WHAT THE TASK ASKS - Going through the material below, please gather all lines with the word "that" in them.

GIVEN RECORDS -
-=-=-=-=-

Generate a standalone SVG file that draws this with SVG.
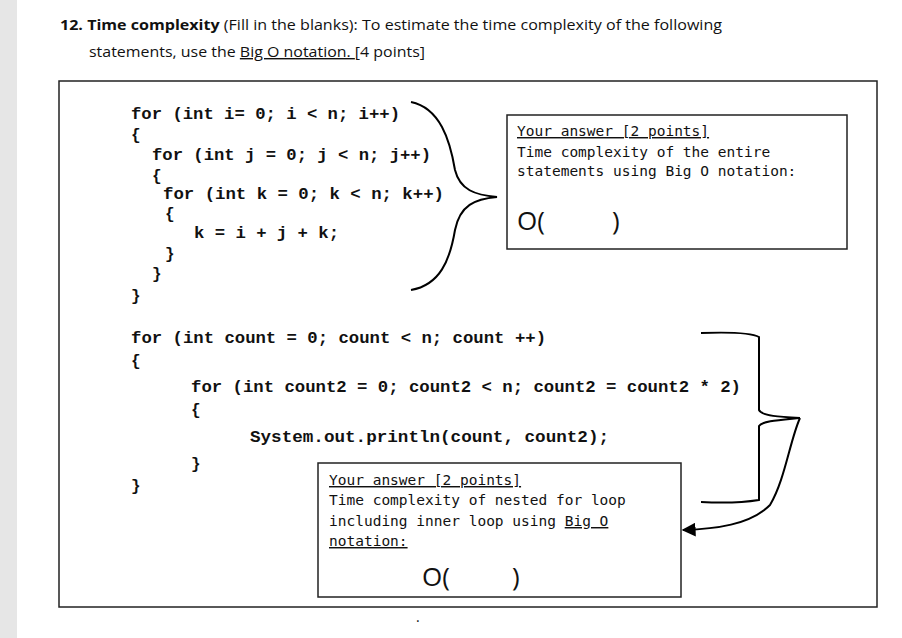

-=-=-=-=-

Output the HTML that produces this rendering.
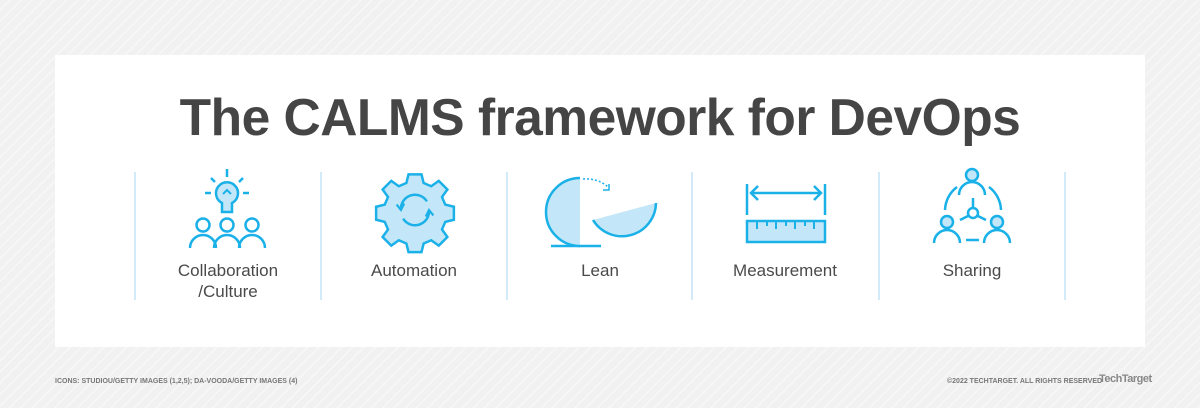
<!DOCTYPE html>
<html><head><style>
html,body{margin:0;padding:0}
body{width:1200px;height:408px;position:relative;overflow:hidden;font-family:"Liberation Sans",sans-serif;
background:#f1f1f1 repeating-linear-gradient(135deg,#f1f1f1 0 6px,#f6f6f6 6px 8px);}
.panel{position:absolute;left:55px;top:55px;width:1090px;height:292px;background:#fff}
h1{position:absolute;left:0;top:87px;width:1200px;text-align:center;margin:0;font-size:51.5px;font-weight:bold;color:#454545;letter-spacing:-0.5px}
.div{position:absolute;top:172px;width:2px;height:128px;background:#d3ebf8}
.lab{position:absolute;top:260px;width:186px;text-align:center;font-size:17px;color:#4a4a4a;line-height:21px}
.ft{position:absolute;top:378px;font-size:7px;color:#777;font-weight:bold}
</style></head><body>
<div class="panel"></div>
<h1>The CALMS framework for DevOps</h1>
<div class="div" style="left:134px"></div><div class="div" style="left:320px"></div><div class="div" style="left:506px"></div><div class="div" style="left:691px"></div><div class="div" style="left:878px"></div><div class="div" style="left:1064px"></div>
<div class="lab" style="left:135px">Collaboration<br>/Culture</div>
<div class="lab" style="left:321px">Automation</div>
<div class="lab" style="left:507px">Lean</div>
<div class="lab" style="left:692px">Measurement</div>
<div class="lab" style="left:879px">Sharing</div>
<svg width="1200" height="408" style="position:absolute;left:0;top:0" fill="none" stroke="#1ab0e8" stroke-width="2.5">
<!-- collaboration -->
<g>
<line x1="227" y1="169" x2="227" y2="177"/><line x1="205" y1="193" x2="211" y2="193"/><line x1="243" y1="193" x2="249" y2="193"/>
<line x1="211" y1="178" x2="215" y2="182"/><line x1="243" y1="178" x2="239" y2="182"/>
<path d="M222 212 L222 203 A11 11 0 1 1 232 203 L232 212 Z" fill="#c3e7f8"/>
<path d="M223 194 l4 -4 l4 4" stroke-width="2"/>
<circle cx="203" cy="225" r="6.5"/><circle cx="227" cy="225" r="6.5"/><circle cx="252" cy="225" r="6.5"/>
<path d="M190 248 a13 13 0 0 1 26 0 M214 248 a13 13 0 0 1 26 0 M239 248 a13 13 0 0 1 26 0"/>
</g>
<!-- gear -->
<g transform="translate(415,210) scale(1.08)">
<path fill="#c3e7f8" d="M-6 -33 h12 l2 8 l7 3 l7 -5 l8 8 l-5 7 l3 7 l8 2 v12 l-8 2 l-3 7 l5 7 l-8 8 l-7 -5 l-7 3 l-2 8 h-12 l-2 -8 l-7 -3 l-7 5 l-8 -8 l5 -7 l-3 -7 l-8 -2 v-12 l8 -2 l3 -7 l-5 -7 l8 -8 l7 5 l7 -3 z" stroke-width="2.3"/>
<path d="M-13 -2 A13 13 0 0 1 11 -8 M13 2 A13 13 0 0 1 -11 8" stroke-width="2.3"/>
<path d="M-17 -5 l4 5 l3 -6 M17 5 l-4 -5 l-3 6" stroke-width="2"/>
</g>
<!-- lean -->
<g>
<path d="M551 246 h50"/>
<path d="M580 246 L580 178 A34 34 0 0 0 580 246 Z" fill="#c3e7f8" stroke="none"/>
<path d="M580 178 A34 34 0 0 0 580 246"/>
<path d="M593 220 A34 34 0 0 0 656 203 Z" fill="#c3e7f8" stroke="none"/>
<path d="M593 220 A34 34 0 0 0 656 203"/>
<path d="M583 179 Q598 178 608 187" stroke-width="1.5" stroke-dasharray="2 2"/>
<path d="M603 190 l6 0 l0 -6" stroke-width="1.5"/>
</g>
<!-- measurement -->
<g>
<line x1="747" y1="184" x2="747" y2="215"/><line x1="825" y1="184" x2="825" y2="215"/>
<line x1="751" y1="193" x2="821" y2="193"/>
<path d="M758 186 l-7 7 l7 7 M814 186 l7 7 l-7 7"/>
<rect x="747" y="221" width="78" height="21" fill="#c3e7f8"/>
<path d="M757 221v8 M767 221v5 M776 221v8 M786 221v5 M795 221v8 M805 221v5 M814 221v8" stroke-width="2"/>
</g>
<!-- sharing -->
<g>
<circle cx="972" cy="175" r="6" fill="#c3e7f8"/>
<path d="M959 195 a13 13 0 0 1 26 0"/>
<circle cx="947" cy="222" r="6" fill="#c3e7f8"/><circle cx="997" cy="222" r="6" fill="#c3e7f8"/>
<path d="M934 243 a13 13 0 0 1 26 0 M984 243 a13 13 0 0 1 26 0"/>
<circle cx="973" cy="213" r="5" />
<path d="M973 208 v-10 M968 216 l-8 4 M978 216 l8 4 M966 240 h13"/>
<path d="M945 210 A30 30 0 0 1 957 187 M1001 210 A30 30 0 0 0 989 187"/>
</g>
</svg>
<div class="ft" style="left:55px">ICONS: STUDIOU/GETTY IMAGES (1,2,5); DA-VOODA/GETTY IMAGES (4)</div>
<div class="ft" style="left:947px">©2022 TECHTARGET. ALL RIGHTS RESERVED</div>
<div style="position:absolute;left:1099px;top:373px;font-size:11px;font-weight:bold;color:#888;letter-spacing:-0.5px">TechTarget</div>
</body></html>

-=-=-=-=-

EXERCISE ANSWER -
Generate a standalone SVG file that draws this with SVG.
Output the HTML that produces this rendering.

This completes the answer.